Dalam Shahih Muslim, dari Jabir bin Abdullah, ia berkata: Kami melakukan nikah mut`ah dengan mahar segenggam kurma dan gandum, beberapa hari pada zaman Rasulullah saw dan khalifah Abu Bakar, sehingga Umar melarangnya karena kasus Amer bin Huraits.

Dalam Ad-Durrul Mantsur, Malik dan Abdurrahman meriwayatkan dari Urwah bin Zubair bahwa pada suatu hari Khawlah binti Hakim datang dan melapor kepada Umar bin Khattab: Sesungguhnya Rabi`ah bin Umayyah melakukan mut`ah dengan seorang perempuan hingga ia hamil. Kemudian Umar keluar dari rumahnya sambil menarik-narik bajunya dan berkata: Inilah akibat mut`ah, kalau sekiranya aku sudah membuat keputusan tentangnya sebelumnya, niscaya aku rajam ia.

Dalam Kanzul Ummal, dari Sulaiman bin Yasar, dari Ummu Abdillah binti Abi Khaitsamah, ia berkata: Pada suatu ketika ada seorang laki-laki datang ke negeri Syam, dan ia tinggal di rumahku. Ia berkata, aku tidak tahan hidup sendirian, carikan aku perempuan untuk mut`ahi. Ummu Abdillah berkata: Aku tunjukkan padanya seorang perempuan, dan ia memenuhi persyaratannya dan berjanji untuk berlaku adil; kemudian ia tinggal bersama perempuan itu dan melakukan apa yang ia inginkan. Setelah ia pergi aku memberitakan kejadian itu kepada Umar bin Khattab, lalu ia mengirim utusan kepadaku dan bertanya: Benarkah kejadian itu?

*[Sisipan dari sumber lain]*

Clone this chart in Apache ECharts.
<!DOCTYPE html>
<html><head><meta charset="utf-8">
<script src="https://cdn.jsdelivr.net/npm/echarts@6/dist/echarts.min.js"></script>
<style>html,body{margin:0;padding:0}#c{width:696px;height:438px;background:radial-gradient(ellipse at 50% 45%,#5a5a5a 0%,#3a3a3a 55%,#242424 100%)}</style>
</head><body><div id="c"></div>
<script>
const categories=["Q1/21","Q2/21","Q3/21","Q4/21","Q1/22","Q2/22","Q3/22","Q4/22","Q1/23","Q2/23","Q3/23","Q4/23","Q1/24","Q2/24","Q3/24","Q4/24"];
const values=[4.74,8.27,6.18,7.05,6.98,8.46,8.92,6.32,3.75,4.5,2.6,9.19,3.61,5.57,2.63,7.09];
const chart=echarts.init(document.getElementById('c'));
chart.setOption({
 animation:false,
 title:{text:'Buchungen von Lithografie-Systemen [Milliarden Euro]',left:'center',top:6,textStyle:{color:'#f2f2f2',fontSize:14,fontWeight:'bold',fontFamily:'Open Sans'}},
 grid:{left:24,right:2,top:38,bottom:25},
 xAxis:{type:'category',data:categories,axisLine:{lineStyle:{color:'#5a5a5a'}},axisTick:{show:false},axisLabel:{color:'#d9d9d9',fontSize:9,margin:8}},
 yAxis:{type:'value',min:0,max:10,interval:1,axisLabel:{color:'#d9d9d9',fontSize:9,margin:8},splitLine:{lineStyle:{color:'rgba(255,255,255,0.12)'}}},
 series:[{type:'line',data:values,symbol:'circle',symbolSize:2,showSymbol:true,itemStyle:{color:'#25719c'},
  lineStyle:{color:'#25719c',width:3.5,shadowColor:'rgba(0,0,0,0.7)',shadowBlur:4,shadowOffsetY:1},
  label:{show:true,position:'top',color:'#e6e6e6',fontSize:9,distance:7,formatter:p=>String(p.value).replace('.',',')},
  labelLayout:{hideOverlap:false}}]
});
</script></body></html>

Ya, jawabku. Utusan itu berkata: Jika laki-laki itu benar-benar melakukannya, bawalah perempuan itu ke sini; jika laki-laki benar melakukannya, aku akan menceriterakan hal itu kepada Umar bin Khattab. Selajutnya Umar bin Khattab memanggilnya dan bertanya: Mengapa kamu melakukan hal itu? Laki-laki itu menjawab: Aku melakukan hal ini pada zaman Nabi saw dan beliau tidak melarangnya hingga beliau wafat. Dan hal yang sama juga aku lakukan pada zaman Abu Bakar dan ia tidak melarangnya sampai ia meninggal; kemudian aku lakukan pada zaman Anda, dan Anda pun belum pernah menceriterakan kepada kami dasar pelarangan melakukan hal ini. Kemudian Umar berkata: Demi Zat yang menguasai diriku, sekiranya kamu melakukan hal ini, niscaya aku rajam kamu. Kemudian laki-laki itu berkata: Jelaskan kepadaku sehingga jelas bagiku perbedaan antara nikah dan zina.

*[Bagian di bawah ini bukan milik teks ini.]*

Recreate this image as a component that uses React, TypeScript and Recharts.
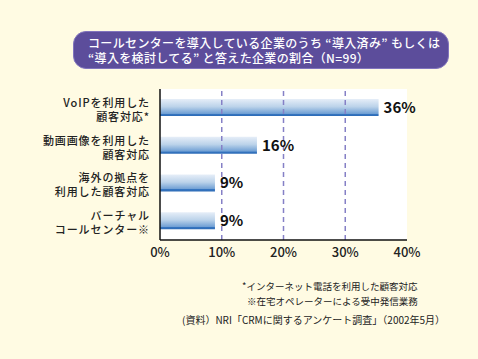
import React from 'react';
import { BarChart, Bar, XAxis, YAxis, CartesianGrid, ReferenceLine, LabelList } from 'recharts';

const categories = [
  'VoIPを利用した\n顧客対応*',
  '動画画像を利用した\n顧客対応',
  '海外の拠点を\n利用した顧客対応',
  'バーチャル\nコールセンター※',
];
const values = [35.4, 15.7, 8.9, 8.9];
const valueLabels = ['36%', '16%', '9%', '9%'];
const xTicks = [0, 10, 20, 30, 40];
const gridLines = [10, 20, 30];

const titleLines = [
  'コールセンターを導入している企業のうち “導入済み” もしくは',
  '“導入を検討してる” と答えた企業の割合（N=99）',
];
const notes = ['*インターネット電話を利用した顧客対応', '※在宅オペレーターによる受中発信業務'];
const source = '(資料）NRI「CRMに関するアンケート調査」（2002年5月）';

const data = categories.map((name, i) => ({ name, value: values[i], label: valueLabels[i] }));

const FONT = '"Noto Sans CJK JP", "Noto Sans", sans-serif';

// two-line category label, drawn as html so the lines can sit close together
const CategoryTick = ({ x, y, payload }: any) => {
  const lines = String(payload.value).split('\n');
  return (
    <foreignObject x={x - 158} y={y - 13} width={156} height={30}>
      <div
        style={{
          textAlign: 'right',
          fontSize: 11,
          letterSpacing: 0.9,
          lineHeight: '14px',
          fontWeight: 500,
          color: '#222',
          fontFamily: FONT,
          whiteSpace: 'nowrap',
        }}
      >
        {lines.map((l, i) => (
          <div key={i}>{l}</div>
        ))}
      </div>
    </foreignObject>
  );
};

const App: React.FC = () => {
  return (
    <div
      style={{
        position: 'absolute',
        left: 0,
        top: 0,
        width: 478,
        height: 359,
        background: '#fffbe3',
        fontFamily: FONT,
        overflow: 'hidden',
      }}
    >
      <div
        style={{
          position: 'absolute',
          left: 73,
          top: 31,
          width: 376,
          height: 38,
          background: '#5c4d9b',
          border: '1px solid #8174bd',
          borderRadius: 13,
          color: '#fff',
          fontSize: 12,
          letterSpacing: 0.35,
          fontWeight: 500,
          lineHeight: '14.5px',
          padding: '4px 0 0 14px',
          boxSizing: 'border-box',
          whiteSpace: 'nowrap',
        }}
      >
        {titleLines.map((t, i) => (
          <div key={i}>{t}</div>
        ))}
      </div>

      <div style={{ position: 'absolute', left: 0, top: 0 }}>
        <BarChart
          width={478}
          height={359}
          data={data}
          layout="vertical"
          margin={{ top: 89, right: 71, left: 0, bottom: 99 }}
          barCategoryGap={0}
        >
          <defs>
            <linearGradient id="barFill" x1="0" y1="0" x2="0" y2="1">
              <stop offset="0%" stopColor="#e6eef8" />
              <stop offset="45%" stopColor="#bcd3ea" />
              <stop offset="86%" stopColor="#6f9fd4" />
              <stop offset="88%" stopColor="#3675c0" />
              <stop offset="100%" stopColor="#2d6bb6" />
            </linearGradient>
          </defs>
          <CartesianGrid horizontal={false} vertical={false} fill="#ffffff" />
          {gridLines.map((g) => (
            <ReferenceLine key={g} x={g} stroke="#8580c6" strokeWidth={1.5} strokeDasharray="5 4" />
          ))}
          <XAxis
            type="number"
            domain={[0, 40]}
            ticks={xTicks}
            tickFormatter={(v) => `${v}%`}
            axisLine={{ stroke: '#111', strokeWidth: 1.5 }}
            tickLine={false}
            height={20}
            tick={{ fill: '#222', fontSize: 13, fontWeight: 500, fontFamily: FONT }}
            tickMargin={2}
          />
          <YAxis
            type="category"
            dataKey="name"
            width={160}
            interval={0}
            axisLine={{ stroke: '#111', strokeWidth: 1.5 }}
            tickLine={false}
            tick={<CategoryTick />}
          />
          <Bar dataKey="value" fill="url(#barFill)" barSize={17} isAnimationActive={false}>
            <LabelList
              dataKey="label"
              position="right"
              offset={5}
              style={{ fill: '#111', fontSize: 15, fontWeight: 700, fontFamily: FONT }}
            />
          </Bar>
        </BarChart>
      </div>

      <div style={{ position: 'absolute', left: 242, top: 279, fontSize: 9.5, lineHeight: '15px', color: '#222', whiteSpace: 'nowrap' }}>
        <div>{notes[0]}</div>
        <div style={{ paddingLeft: 5 }}>{notes[1]}</div>
      </div>
      <div style={{ position: 'absolute', left: 182, top: 312, fontSize: 10, color: '#222', whiteSpace: 'nowrap' }}>
        {source}
      </div>
    </div>
  );
};

export default App;
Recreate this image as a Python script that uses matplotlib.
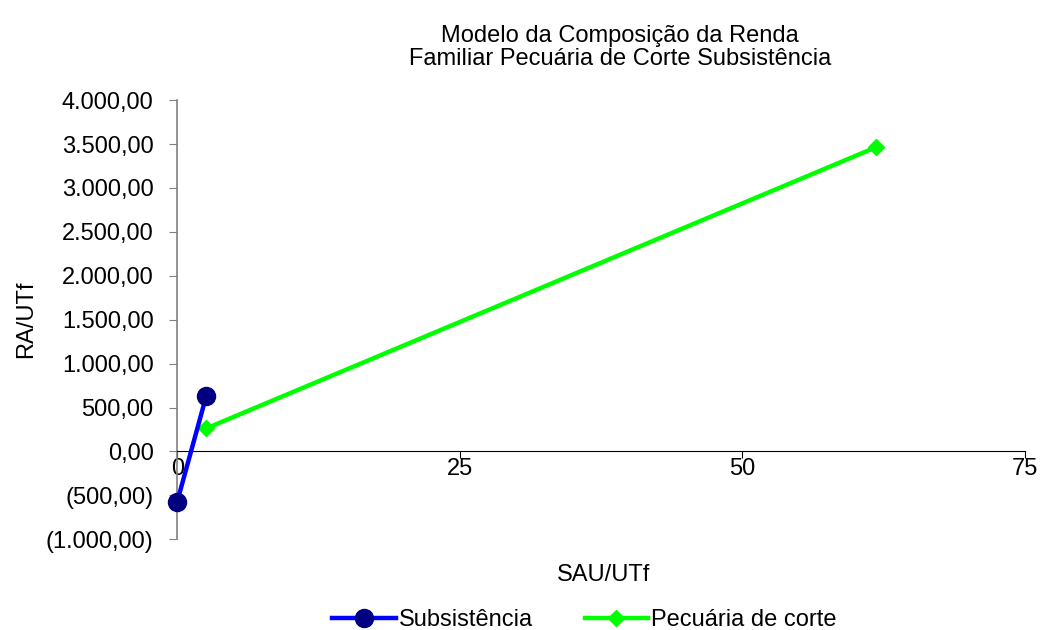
import matplotlib
matplotlib.use("Agg")
import matplotlib.pyplot as plt
from matplotlib.ticker import FuncFormatter, MultipleLocator

plt.rcParams['font.family'] = ['Liberation Sans', 'DejaVu Sans']

title = "Modelo da Composição da Renda\nFamiliar Pecuária de Corte Subsistência"
x_label = "SAU/UTf"
y_label = "RA/UTf"

subs_name = "Subsistência"
subs_x = [0.0, 2.55]
subs_y = [-570.0, 626.0]

pec_name = "Pecuária de corte"
pec_x = [2.55, 61.8]
pec_y = [262.0, 3462.0]

FS = 17


def br_number(v, pos=None):
    s = f"{abs(v):,.2f}".replace(",", "X").replace(".", ",").replace("X", ".")
    return f"({s})" if v < 0 else s


fig = plt.figure(figsize=(10.49, 6.30), dpi=100)
ax = fig.add_axes([0.169, 0.144, 0.808, 0.697])

ax.plot(subs_x, subs_y, color="#0000FF", lw=3.2, marker="o", ms=13,
        mfc="#000080", mec="#000080", label=subs_name, zorder=3,
        clip_on=False)
ax.plot(pec_x, pec_y, color="#00FF00", lw=3.2, marker="D", ms=8,
        mfc="#00FF00", mec="#00FF00", label=pec_name, zorder=2,
        clip_on=False)

ax.set_xlim(0, 75)
ax.set_ylim(-1000, 4000)
ax.xaxis.set_major_locator(MultipleLocator(25))
ax.yaxis.set_major_locator(MultipleLocator(500))
ax.yaxis.set_major_formatter(FuncFormatter(br_number))

for s in ("top", "right"):
    ax.spines[s].set_visible(False)
ax.spines["bottom"].set_position(("data", 0))
ax.spines["bottom"].set_color("black")
ax.spines["left"].set_color("#808080")
ax.spines["left"].set_linewidth(1.2)

ax.tick_params(axis="y", direction="out", length=6, color="#808080",
               labelsize=FS, pad=11)
ax.tick_params(axis="x", direction="out", length=5, color="black",
               labelsize=FS, pad=0)

ax.set_ylabel(y_label, fontsize=FS, labelpad=6)
fig.text(0.575, 0.088, x_label, fontsize=FS, ha="center", va="center")
fig.text(0.591, 0.924, title, fontsize=FS, ha="center", va="center",
         linespacing=1.05)

fig.legend(loc="center", bbox_to_anchor=(0.557, 0.016), ncol=2, frameon=False,
           fontsize=FS, handlelength=2.7, columnspacing=2.2, handletextpad=0.12,
           borderaxespad=0)

fig.savefig("out.png", dpi=100)
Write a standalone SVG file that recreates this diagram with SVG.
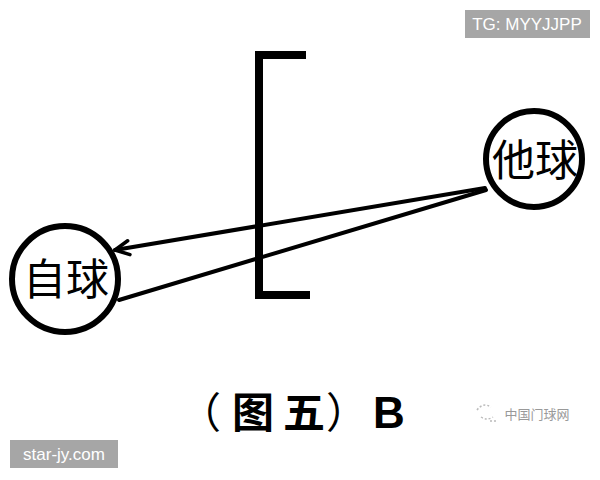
<svg xmlns="http://www.w3.org/2000/svg" width="600" height="480" viewBox="0 0 600 480">
<style>
.ball{fill:#fff;stroke:#000;stroke-width:6}
.lbl{font-family:"Noto Sans CJK SC","Noto Sans",sans-serif;font-size:43px;fill:#000;text-anchor:middle}
.ln{stroke:#000;stroke-width:4;fill:none;stroke-linecap:round}
.wm{fill:#a6a6a6}
.wmt{font-family:"Liberation Sans",Arial,sans-serif;font-size:17px;fill:#fff;text-anchor:middle}
.cap{font-family:"Noto Sans CJK SC",sans-serif;font-size:42px;font-weight:bold;fill:#000;text-anchor:middle}
</style>
<defs>
<marker id="arr" viewBox="0 0 24 20" refX="20" refY="10" markerWidth="24" markerHeight="20" markerUnits="userSpaceOnUse" orient="auto">
<path d="M6,3 L20,10 L6,17" fill="none" stroke="#000" stroke-width="3.5" stroke-linecap="round" stroke-linejoin="round"/>
</marker>
</defs>
<rect width="600" height="480" fill="#fff"/>
<g id="wall">
<path d="M306,55 H259 V295 H310" fill="none" stroke="#000" stroke-width="8"/>
</g>
<g id="taqiu">
<circle class="ball" cx="534" cy="159" r="48"/>
<text class="lbl" x="535" y="176">他球</text>
</g>
<g id="ziqiu">
<circle class="ball" cx="65" cy="279" r="53"/>
<text class="lbl" x="66" y="295">自球</text>
</g>
<g id="connectors">
<line class="ln" x1="485" y1="188" x2="115" y2="250" marker-end="url(#arr)"/>
<line class="ln" x1="486" y1="190" x2="119" y2="300"/>
</g>
<g id="caption">
<text class="cap" y="428"><tspan x="200" font-weight="normal">（</tspan><tspan x="253">图</tspan><tspan x="304">五</tspan><tspan x="347" font-weight="normal">）</tspan></text>
<text x="389" y="428" font-family="'Liberation Sans',Arial,sans-serif" font-size="44" font-weight="bold" fill="#000" text-anchor="middle">B</text>
</g>
<g id="wm-top">
<rect class="wm" x="465" y="10" width="125" height="28"/>
<text class="wmt" x="527" y="30">TG: MYYJJPP</text>
</g>
<g id="wm-bottom">
<rect class="wm" x="10" y="440" width="108" height="28"/>
<text class="wmt" x="64" y="460">star-jy.com</text>
</g>
<g id="wm-logo">
<path d="M477,410 q6,-8 14,-3 M481,417 q6,4 12,0 M490,421 h7" fill="none" stroke="#bbb" stroke-width="1.5" stroke-dasharray="2,2"/>
<text x="537" y="419" font-family="'Noto Sans CJK SC',sans-serif" font-size="13" fill="#999" text-anchor="middle">中国门球网</text>
</g>
</svg>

Dalam Shahih Muslim dan Musnad Ahmad meriwayatkan dari `Atha`, ia berkata: Setelah Jabir bin Abdullah selesai melakukan umrah, kami berkunjung ke rumahnya, ketika itu ada sekelompok orang bertanya kepadanya tentang sesuatu, kemudian mereka menyebutkan mut`ah. Jabir berkata: Kami melakukan mut`ah pada masa Rasulullah saw, masa Abu Bakar, dan Umar bin Khattab. Menurut riwayat dari Ahmad, sehingga akhir masa kekhalifahan Umar bin Khattab.

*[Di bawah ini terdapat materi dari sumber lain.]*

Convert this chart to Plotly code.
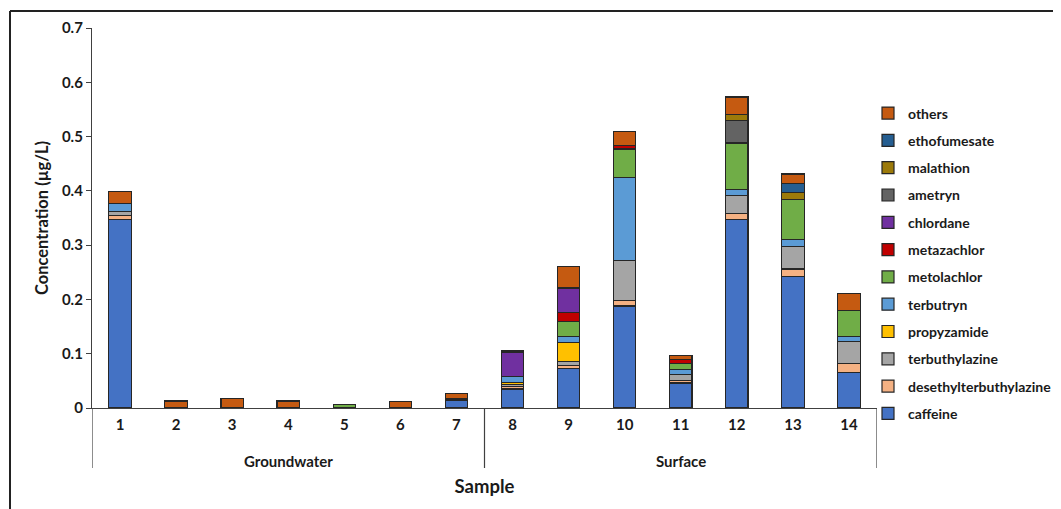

Dalam Sunan Al-Baihaqi, dari Nafi`, dari Abdullah bin Umar, ketika ia ditanya tentang nikah mut`ah, ia berkata: Nikah mut`ah itu haram menurut Umar, dan sekiranya ada orang yang melakukannya, ia pasti merajamnya dengan batu.

Dalam Sunan Al-Baihaqi: Jabir berkata, Umar berdiri kemudian berkata: sesungguhnya Allah menghalalkan kepada Rasul-Nya apa yang diinginkan dengan apa yang diinginkan, maka hendaknya kamu menyempurnakan haji dan umrah sebagaimana yang diperintahkan oleh Allah, dan hentikan melakukan nikah ini, tidak ada seorang pun laki-laki yang menikahi perempuan dengan waktu yang ditentukan kecuali aku rajam dia.

Dalam Tafsir Al-Qurthubi, dari Umar bin Khattab, dalam khutbahnya ia berkata: Dua mut`ah ada pada zaman Rasulullah saw, akulah yang melarang keduanya dan memberikan sangsi atas keduanya: mut`ah haji dan nikah mut`ah.